Landslide Dams, what are they and where will they happen next?:  A probabilistic approach to regional landslide dam susceptibility analysis

Paul Morgan

Earth and Space Sciences, UW

Landslides can form river dams that require rapid response to mitigate catastrophic outburst floods. In this talk I will discuss landslide dams, why we should care about them and present a workflow to map landslide dam formation susceptibility at a regional scale. I define a probabilistic dam formation domain (DFD) function that combines river valley width and landslide volume to efficiently determine the likelihood of a landslide damming a river or ‘damability’. We combine damability values with existing landslide susceptibility to find landslide dam susceptibility.  We verify and apply our approach to the Oregon Coast Range, USA and find high susceptibility in steep river headwaters, and in more resistant lithologies.

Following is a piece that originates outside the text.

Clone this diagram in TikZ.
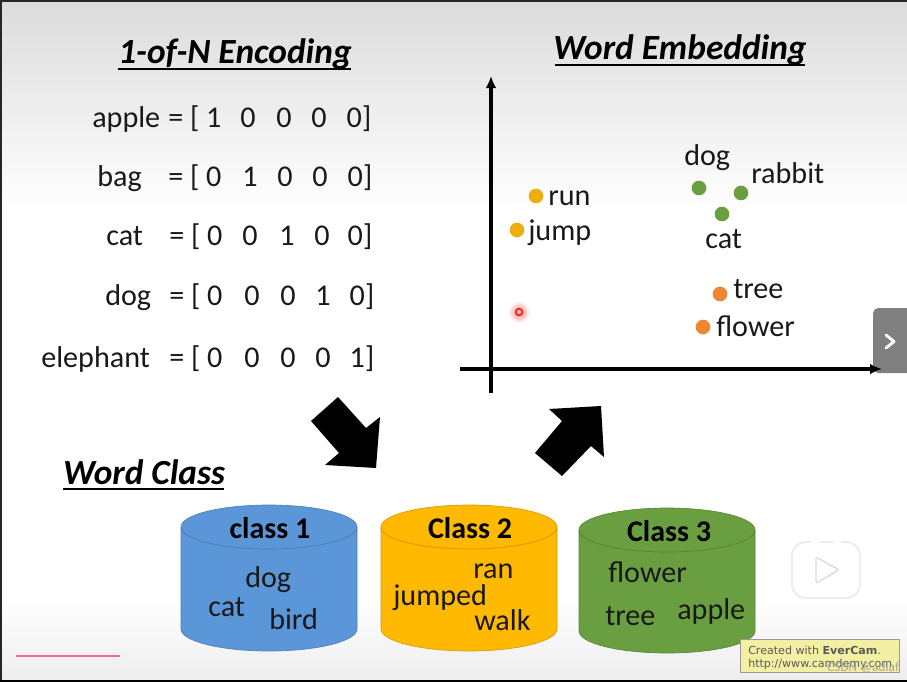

We also estimate volumes of the potential dammed lakes and find that most rivers with high dam susceptibility are less likely to impound large lakes, because they have low drainage areas. However, widespread susceptibility, and the critical potential impacts from exceptionally large landslides suggest this hazard should be considered in the Pacific Northwest. The DFD function workflow is flexible to the addition of new data and can be applied more broadly to assess future landslide dam hazards. 

Short bio: 

Paul Morgan is currently a PhD candidate in the department of Earth and Space Sciences here at UW. in addition to landslide dam hazards, his research focuses on the impact of landslides on landscape evolution through the use landscape evolution models. Before coming to UW, Paul completed a Masters degree at Cornell University where he studied uniquely preserved rockfall deposits in the Atacama Desert. He also worked at the Earth Observatory of Singapore where he studied the Sunda Megathrust, offshore Sumatra, Indonesia using the signals of earthquakes in GPS signals and coral microatolls. He began his scientific career at the University of California, Santa Cruz where he majored in Earth Science and studied the seismic signatures of ocean waves crashing on sea cliffs.